Mayor Craft says the final settlement offers are too low and he thinks that’s deliberate.
ROBERT CRAFT: I do believe it’s a fact that the businesses here are so stressed down, reserves are gone, they are so stressed that I think they are going to be tempted take whatever is put on the table.
And I don’t know if that was a strategic plan or not, but that’s what’s going to happen, I’m afraid. And when they take that money to take a final payment, they have got to release BP totally from any past losses and any future events that were to happen.
TOM BEARDEN: Pete Blalock agrees.
PETE BLALOCK: What they try to do more than anything is just wear you down. And they have succeeded. I think they have succeeded with a lot of people down here. They are just so tired of the process that they want to get it done, get past, and get them out of their lives. And quite honestly, I’m right near that — that stage in my life.

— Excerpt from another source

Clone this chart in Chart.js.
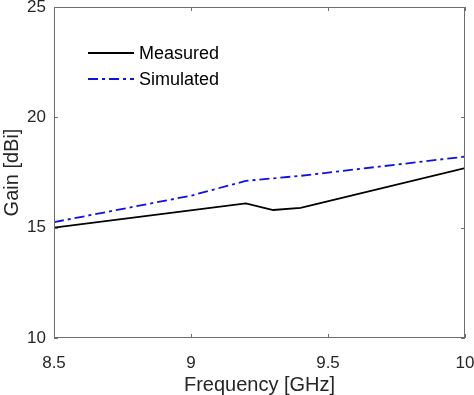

KENNETH FEINBERG: I think there is plenty of room to improve the program, but this notion that there is a perception that the program is merely designed to prevent people from suing or really is designed by BP to hush them up or whatever is absolutely and categorically not true. I wouldn’t be doing it if that was the case.
TOM BEARDEN: Going forward, Feinberg thinks public perception will change for the better.
KENNETH FEINBERG: There is a goal in the second year of this program to do our best to modify or alter a perception that there is some hidden agenda here. There really is no hidden agenda.
The agenda here is open and transparent — $4 billion demonstrates it, I think. We want to pay people. We want to pay them promptly. We want to pay them fairly. That’s the goal of the program. My credibility is on the line. I mean, I’m really determined to continue to do that.
TOM BEARDEN: But given the hard feelings we encountered in the Gulf that will be a very tough sell.